## Written exercise
List every line in this data where the string "page" occurs.

## Material
^^^^^^^^^^^^^^^^

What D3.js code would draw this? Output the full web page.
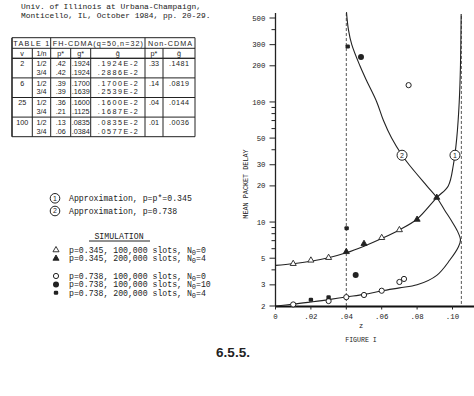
<!DOCTYPE html>
<html>
<head>
<meta charset="utf-8">
<script src="https://cdn.jsdelivr.net/npm/d3@7/dist/d3.min.js"></script>
<style>
  body { margin: 0; background: #fff; }
  svg { display: block; }
  text { fill: #222; }
</style>
</head>
<body>
<svg id="page" width="474" height="396"></svg>
<script>
// --- table values (Table 1) ---
const tableV = ["2", "6", "25", "100"];
const tableN = ["1/2", "3/4"];
const fhP = [".42", ".42", ".39", ".39", ".36", ".21", ".13", ".06"];
const fhG = [".1924", ".1924", ".1700", ".1639", ".1600", ".1125", ".0835", ".0384"];
const fhGbar = [".1924E-2", ".2886E-2", ".1700E-2", ".2539E-2", ".1600E-2", ".1687E-2", ".0835E-2", ".0577E-2"];
const ncP = [".33", ".14", ".04", ".01"];
const ncG = [".1481", ".0819", ".0144", ".0036"];

// --- chart values: [z, mean packet delay] ---
const approx1 = [[0, 4.36], [0.01, 4.5], [0.02, 4.72], [0.03, 5.05], [0.04, 5.55], [0.05, 6.3],
  [0.06, 7.3], [0.07, 8.6], [0.08, 10.6], [0.0911, 16], [0.0976, 20], [0.1005, 30],
  [0.1024, 50], [0.1038, 100], [0.1045, 200], [0.1049, 540]];
const approx2 = [[0, 2.0], [0.01, 2.07], [0.02, 2.16], [0.03, 2.26], [0.04, 2.38], [0.05, 2.5],
  [0.06, 2.67], [0.07, 2.83], [0.08, 3.0], [0.0911, 3.6], [0.0986, 4.85], [0.1033, 6.2],
  [0.1045, 7.1], [0.1028, 8.4], [0.0995, 10.2], [0.0955, 12.6], [0.0911, 16], [0.0855, 20],
  [0.0755, 30], [0.0715, 36], [0.0656, 50], [0.061, 70], [0.0572, 100], [0.0515, 150],
  [0.0477, 200], [0.0431, 300], [0.0412, 400], [0.0401, 560]];
const simOpenTri = [[0.01, 4.5], [0.02, 4.8], [0.03, 5.05], [0.06, 7.4], [0.07, 8.6]];
const simFillTri = [[0.04, 5.65], [0.05, 6.6], [0.08, 10.5], [0.0911, 16]];
const simOpenCirc = [[0.01, 2.06], [0.03, 2.2], [0.04, 2.37], [0.05, 2.47], [0.06, 2.68],
  [0.07, 3.17], [0.0726, 3.36], [0.0752, 138]];
const simBigDot = [[0.0453, 3.62], [0.0483, 237]];
const simSmallDot = [[0.02, 2.25], [0.03, 2.36], [0.0402, 8.9], [0.0408, 290]];
const asymptotes = [0.04, 0.105];
const yMajor = [2, 3, 5, 10, 20, 30, 50, 100, 200, 300, 500];
const yMinor = [4, 6, 7, 8, 9, 40, 60, 70, 80, 90, 400];
const xTicks = [0, 0.02, 0.04, 0.06, 0.08, 0.10];

const svg = d3.select("#page");
const mono = "'Liberation Mono', 'DejaVu Sans Mono', monospace";
const sans = "'Liberation Sans', Arial, sans-serif";

// reference lines at top
const head = svg.append("g").attr("font-family", mono).attr("font-size", 7.9);
head.append("text").attr("x", 21).attr("y", 8.5).text("Univ. of Illinois at Urbana-Champaign,");
head.append("text").attr("x", 21).attr("y", 18).text("Monticello, IL, October 1984, pp. 20-29.");

// ---------- table ----------
const tbl = svg.append("g").attr("font-family", sans).attr("font-size", 7.2)
  .attr("text-anchor", "middle");
const colX = [12, 32.3, 50.7, 70.7, 90.7, 145, 163, 195];
const colW = [0, 0, 0, 0, 40, 0, 20];   // typed width of the spread-out columns
const rowTop = 37.7, head1 = 48.3, head2 = 58.3, groupH = 19.6;
const bottom = head2 + groupH * tableV.length;
const mid = (i) => (colX[i] + colX[i + 1]) / 2;
const line = (x1, y1, x2, y2, w) => tbl.append("line")
  .attr("x1", x1).attr("y1", y1).attr("x2", x2).attr("y2", y2)
  .attr("stroke", "#222").attr("stroke-width", w || 1);

// horizontal rules
[rowTop, head1, head2, bottom].concat(tableV.map((v, i) => head2 + groupH * i))
  .forEach(yy => line(colX[0], yy, colX[7], yy));
// vertical rules: spanning ones on header row 1
[0, 2, 5, 7].forEach(i => line(colX[i], rowTop, colX[i], bottom, i === 0 ? 1.6 : 1));
[1, 3, 4, 6].forEach(i => line(colX[i], head1, colX[i], bottom));

const cell = (x, y, t, w) => {
  const el = tbl.append("text").attr("x", x).attr("y", y).attr("dy", "0.35em").text(t);
  if (w) el.attr("textLength", w).attr("lengthAdjust", "spacing");
  return el;
};
cell((colX[0] + colX[2]) / 2, 43, "TABLE  1", 36);
cell((colX[2] + colX[5]) / 2, 43, "FH-CDMA(q=50,n=32)", 90);
cell((colX[5] + colX[7]) / 2, 43, "Non-CDMA", 44);
["v", "1/n", "p*", "g*", "\u1E21", "p*", "\u011D"].forEach((t, i) => cell(mid(i), 53, t));

tableV.forEach((v, g) => {
  const top = head2 + groupH * g;
  cell(mid(0), top + 5.3, v);
  cell(mid(5), top + 5.3, ncP[g], colW[5]);
  cell(mid(6), top + 5.3, ncG[g], colW[6]);
  tableN.forEach((n, k) => {
    const r = g * 2 + k, yy = top + 5.3 + k * 8.6;
    cell(mid(1), yy, n, colW[1]);
    cell(mid(2), yy, fhP[r], colW[2]);
    cell(mid(3), yy, fhG[r], colW[3]);
    cell(mid(4), yy, fhGbar[r], colW[4]);
  });
});

// ---------- legend ----------
const leg = svg.append("g").attr("font-family", mono).attr("font-size", 8.2);
function circled(g, cx, cy, label, r, fs) {
  g.append("circle").attr("cx", cx).attr("cy", cy).attr("r", r)
    .attr("fill", "#fff").attr("stroke", "#222").attr("stroke-width", 1);
  g.append("text").attr("x", cx).attr("y", cy).attr("dy", "0.35em")
    .attr("text-anchor", "middle").attr("font-family", sans)
    .attr("font-size", fs).text(label);
}
circled(leg, 55, 198.3, "1", 4.8, 7);
circled(leg, 55, 211, "2", 4.8, 7);
leg.append("text").attr("x", 69).attr("y", 198.3).attr("dy", "0.35em").text("Approximation, p=p*=0.345");
leg.append("text").attr("x", 69).attr("y", 211).attr("dy", "0.35em").text("Approximation, p=0.738");
leg.append("text").attr("x", 119).attr("y", 236.5).attr("dy", "0.35em")
  .attr("text-anchor", "middle").text("SIMULATION");
leg.append("line").attr("x1", 89).attr("x2", 150).attr("y1", 241).attr("y2", 241)
  .attr("stroke", "#222").attr("stroke-width", 1);

const tri = d3.symbol().type(d3.symbolTriangle).size(16);
const simRows = [
  { y: 250, txt: "p=0.345, 100,000 slots, N", n0: "=0", mark: "openTri" },
  { y: 258.5, txt: "p=0.345, 200,000 slots, N", n0: "=4", mark: "fillTri" },
  { y: 276, txt: "p=0.738, 100,000 slots, N", n0: "=0", mark: "openCirc" },
  { y: 284.5, txt: "p=0.738, 100,000 slots, N", n0: "=10", mark: "bigDot" },
  { y: 292.8, txt: "p=0.738, 200,000 slots, N", n0: "=4", mark: "smallDot" }
];

function drawMark(g, kind, cx, cy) {
  if (kind === "openTri" || kind === "fillTri") {
    g.append("path").attr("d", tri).attr("transform", `translate(${cx},${cy})`)
      .attr("fill", kind === "fillTri" ? "#222" : "#fff").attr("stroke", "#222").attr("stroke-width", 0.9);
  } else if (kind === "openCirc") {
    g.append("circle").attr("cx", cx).attr("cy", cy).attr("r", 2.6)
      .attr("fill", "#fff").attr("stroke", "#222").attr("stroke-width", 1);
  } else if (kind === "bigDot") {
    g.append("circle").attr("cx", cx).attr("cy", cy).attr("r", 3).attr("fill", "#222");
  } else {
    g.append("rect").attr("x", cx - 2.2).attr("y", cy - 2).attr("width", 4.4).attr("height", 4)
      .attr("rx", 1.2).attr("fill", "#222");
  }
}

simRows.forEach(r => {
  drawMark(leg, r.mark, 56, r.y);
  const t = leg.append("text").attr("x", 69).attr("y", r.y).attr("dy", "0.35em").text(r.txt);
  t.append("tspan").attr("dy", 2).attr("font-size", 7).text("0");
  t.append("tspan").attr("dy", -2).text(r.n0);
});

// ---------- chart ----------
const x = d3.scaleLinear().domain([0, 0.1]).range([275.5, 452.5]);
const y = d3.scaleLog().domain([2, 500]).range([306, 18]);
const chart = svg.append("g");

// dashed asymptotes
chart.selectAll(".asym").data(asymptotes).join("line")
  .attr("x1", d => x(d)).attr("x2", d => x(d))
  .attr("y1", (d, i) => i === 0 ? y(550) : y(520)).attr("y2", y(2))
  .attr("stroke", "#555").attr("stroke-width", 1).attr("stroke-dasharray", "3,2");

// y axis
const yAxis = chart.append("g").attr("font-family", mono).attr("font-size", 7.4);
yAxis.append("line").attr("x1", x(0)).attr("x2", x(0)).attr("y1", y(550)).attr("y2", y(2))
  .attr("stroke", "#222").attr("stroke-width", 1.3);
yAxis.selectAll(".maj").data(yMajor).join("line")
  .attr("x1", x(0) - 6).attr("x2", x(0)).attr("y1", d => y(d)).attr("y2", d => y(d))
  .attr("stroke", "#222").attr("stroke-width", 1);
yAxis.selectAll(".min").data(yMinor).join("line")
  .attr("x1", x(0) - 4).attr("x2", x(0)).attr("y1", d => y(d)).attr("y2", d => y(d))
  .attr("stroke", "#222").attr("stroke-width", 1);
yAxis.selectAll("text").data(yMajor).join("text")
  .attr("x", 265.5).attr("y", d => y(d)).attr("dy", "0.35em").attr("text-anchor", "end")
  .text(d => d);
chart.append("text").attr("font-family", mono).attr("font-size", 6.8)
  .attr("transform", `translate(246,184) rotate(-90)`).attr("text-anchor", "middle")
  .attr("dy", "0.35em").text("MEAN PACKET DELAY");

// x axis
const xAxis = chart.append("g").attr("font-family", mono).attr("font-size", 7.4);
xAxis.append("line").attr("x1", x(0) - 0.5).attr("x2", 474).attr("y1", y(2) + 0.5).attr("y2", y(2) + 0.5)
  .attr("stroke", "#111").attr("stroke-width", 2);
xAxis.selectAll(".xt").data(xTicks).join("line")
  .attr("x1", d => x(d)).attr("x2", d => x(d)).attr("y1", y(2)).attr("y2", y(2) + 3.5)
  .attr("stroke", "#222").attr("stroke-width", 1);
xAxis.selectAll("text").data(xTicks).join("text")
  .attr("x", d => x(d)).attr("y", 316).attr("dy", "0.35em").attr("text-anchor", "middle")
  .text(d => d === 0 ? "0" : d3.format(".2f")(d).replace(/^0/, ""));
chart.append("text").attr("font-family", mono).attr("font-size", 7).attr("x", 361).attr("y", 326)
  .attr("dy", "0.35em").attr("text-anchor", "middle").text("z");
chart.append("text").attr("font-family", mono).attr("font-size", 6.6).attr("x", 361).attr("y", 340)
  .attr("dy", "0.35em").attr("text-anchor", "middle").text("FIGURE I");

// approximation curves
const curve = d3.line().x(d => x(d[0])).y(d => y(d[1])).curve(d3.curveCatmullRom.alpha(0.5));
[approx1, approx2].forEach(c => chart.append("path").attr("d", curve(c))
  .attr("fill", "none").attr("stroke", "#222").attr("stroke-width", 1.1));

// simulation marks
simOpenTri.forEach(d => drawMark(chart, "openTri", x(d[0]), y(d[1])));
simFillTri.forEach(d => drawMark(chart, "fillTri", x(d[0]), y(d[1])));
simOpenCirc.forEach(d => drawMark(chart, "openCirc", x(d[0]), y(d[1])));
simBigDot.forEach(d => drawMark(chart, "bigDot", x(d[0]), y(d[1])));
simSmallDot.forEach(d => drawMark(chart, "smallDot", x(d[0]), y(d[1])));

// curve labels
circled(chart, x(0.0715), y(36), "2", 5, 7);
circled(chart, x(0.1014), y(36), "1", 5, 7);

// page number
svg.append("text").attr("x", 233).attr("y", 357).attr("text-anchor", "middle")
  .attr("font-family", sans).attr("font-weight", "bold")
  .attr("font-size", 13.5).attr("fill", "#111").text("6.5.5.");
</script>
</body>
</html>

^^^^^^^^^^^^^^^^

## Exercise output
What D3.js code would draw this? Output the full web page.
<svg id="page" width="474" height="396"></svg>
const svg = d3.select("#page");
// page number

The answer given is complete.